Figure scripts:
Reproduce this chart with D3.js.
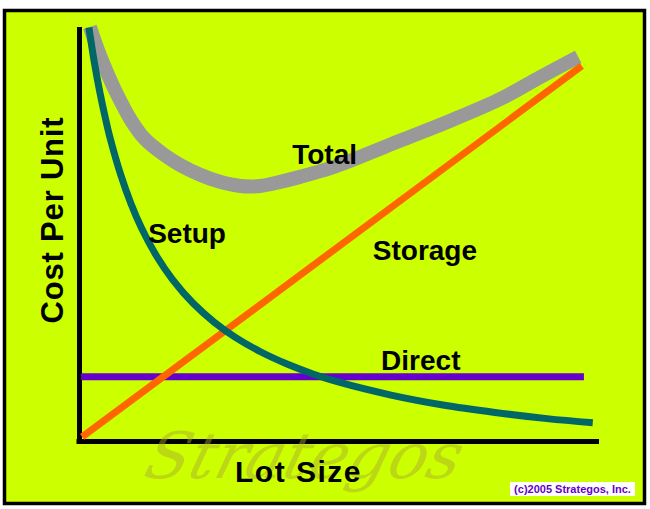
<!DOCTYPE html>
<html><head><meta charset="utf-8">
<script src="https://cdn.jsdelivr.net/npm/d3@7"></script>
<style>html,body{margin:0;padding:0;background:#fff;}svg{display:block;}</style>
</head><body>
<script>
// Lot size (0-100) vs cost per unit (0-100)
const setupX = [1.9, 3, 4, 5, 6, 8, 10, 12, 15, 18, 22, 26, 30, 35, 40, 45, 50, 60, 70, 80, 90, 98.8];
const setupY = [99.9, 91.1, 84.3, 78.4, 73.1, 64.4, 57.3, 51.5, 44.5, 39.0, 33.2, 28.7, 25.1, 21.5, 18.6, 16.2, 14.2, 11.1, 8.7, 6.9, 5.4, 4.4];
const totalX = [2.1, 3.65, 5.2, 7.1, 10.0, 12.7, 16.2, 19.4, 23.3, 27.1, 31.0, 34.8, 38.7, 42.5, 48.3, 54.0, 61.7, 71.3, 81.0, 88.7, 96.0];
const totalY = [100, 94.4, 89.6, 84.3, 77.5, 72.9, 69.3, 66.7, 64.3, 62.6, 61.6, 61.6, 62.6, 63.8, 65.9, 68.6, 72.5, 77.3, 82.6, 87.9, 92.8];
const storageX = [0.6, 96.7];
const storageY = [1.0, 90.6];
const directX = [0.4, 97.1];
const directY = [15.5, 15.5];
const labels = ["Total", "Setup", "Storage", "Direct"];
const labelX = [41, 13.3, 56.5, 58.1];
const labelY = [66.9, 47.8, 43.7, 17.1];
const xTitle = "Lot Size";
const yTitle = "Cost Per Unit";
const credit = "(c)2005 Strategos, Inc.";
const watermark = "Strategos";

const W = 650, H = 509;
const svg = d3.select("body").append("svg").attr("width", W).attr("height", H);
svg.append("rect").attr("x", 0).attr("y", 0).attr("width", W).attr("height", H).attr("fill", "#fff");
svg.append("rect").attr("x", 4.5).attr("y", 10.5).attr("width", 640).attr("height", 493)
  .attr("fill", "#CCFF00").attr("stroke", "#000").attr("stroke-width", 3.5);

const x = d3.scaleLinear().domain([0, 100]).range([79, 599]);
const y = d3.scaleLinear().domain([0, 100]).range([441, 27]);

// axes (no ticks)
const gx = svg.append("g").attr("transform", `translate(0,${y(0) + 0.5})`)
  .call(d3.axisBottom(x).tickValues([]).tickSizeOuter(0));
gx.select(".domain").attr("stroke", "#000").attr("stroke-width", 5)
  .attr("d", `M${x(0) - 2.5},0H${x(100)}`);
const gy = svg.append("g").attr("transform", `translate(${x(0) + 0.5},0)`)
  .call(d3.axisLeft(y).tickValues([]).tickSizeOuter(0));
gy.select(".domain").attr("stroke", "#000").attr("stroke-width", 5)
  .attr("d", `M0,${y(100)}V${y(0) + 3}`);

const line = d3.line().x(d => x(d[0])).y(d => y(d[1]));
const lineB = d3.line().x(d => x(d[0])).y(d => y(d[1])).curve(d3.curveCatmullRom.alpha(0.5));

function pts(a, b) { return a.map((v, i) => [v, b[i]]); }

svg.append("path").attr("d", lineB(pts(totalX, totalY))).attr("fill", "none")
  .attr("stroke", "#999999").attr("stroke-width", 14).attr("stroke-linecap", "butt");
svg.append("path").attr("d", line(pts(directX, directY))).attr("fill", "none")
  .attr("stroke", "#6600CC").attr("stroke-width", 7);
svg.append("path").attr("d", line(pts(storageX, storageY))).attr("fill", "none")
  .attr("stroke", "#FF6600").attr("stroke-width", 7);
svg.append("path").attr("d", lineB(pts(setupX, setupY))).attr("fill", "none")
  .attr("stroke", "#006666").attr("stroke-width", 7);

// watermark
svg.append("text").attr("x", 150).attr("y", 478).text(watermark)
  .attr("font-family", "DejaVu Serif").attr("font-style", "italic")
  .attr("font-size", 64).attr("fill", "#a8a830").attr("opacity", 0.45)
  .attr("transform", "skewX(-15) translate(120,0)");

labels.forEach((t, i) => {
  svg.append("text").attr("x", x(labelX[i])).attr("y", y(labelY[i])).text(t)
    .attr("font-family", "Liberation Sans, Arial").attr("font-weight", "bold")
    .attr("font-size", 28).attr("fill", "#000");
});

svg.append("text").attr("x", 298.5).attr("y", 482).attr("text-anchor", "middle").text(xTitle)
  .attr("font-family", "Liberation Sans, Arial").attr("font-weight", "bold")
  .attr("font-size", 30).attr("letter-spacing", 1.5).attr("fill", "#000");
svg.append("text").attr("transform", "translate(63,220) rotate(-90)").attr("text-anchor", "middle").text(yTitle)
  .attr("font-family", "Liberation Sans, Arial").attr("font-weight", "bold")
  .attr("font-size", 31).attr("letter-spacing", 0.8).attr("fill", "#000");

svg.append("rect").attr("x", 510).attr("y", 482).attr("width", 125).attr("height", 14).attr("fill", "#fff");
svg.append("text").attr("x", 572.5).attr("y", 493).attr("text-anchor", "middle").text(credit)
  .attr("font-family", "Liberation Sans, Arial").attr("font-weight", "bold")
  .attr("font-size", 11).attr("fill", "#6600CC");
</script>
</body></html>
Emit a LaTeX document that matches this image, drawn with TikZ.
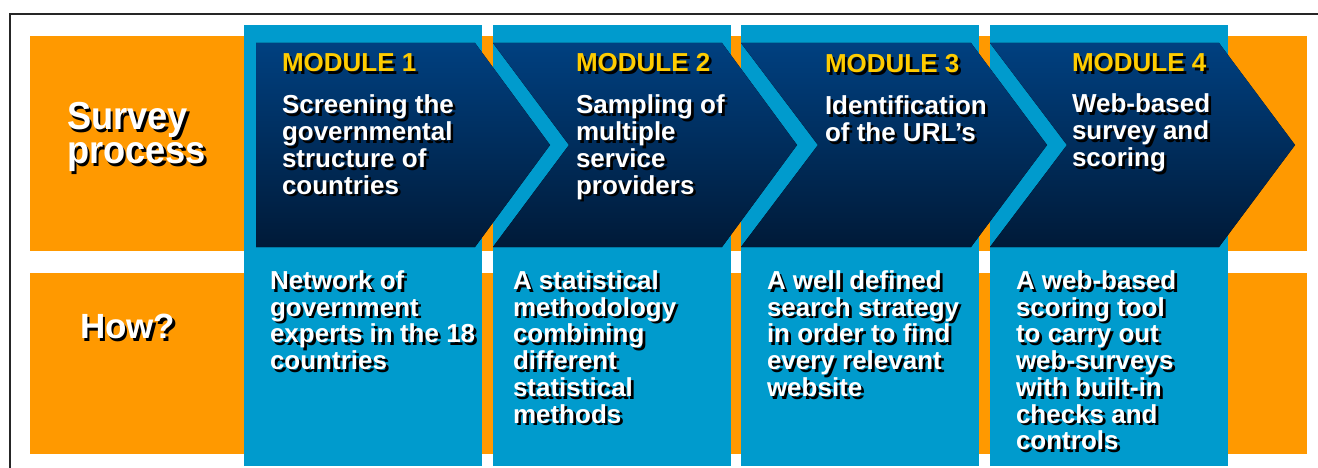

Your goal -
In the entries above, find each line with the string "this" and copy it.

Complete output -
Reproduce this chart with D3.js.
Emit a LaTeX document that matches this image, drawn with TikZ.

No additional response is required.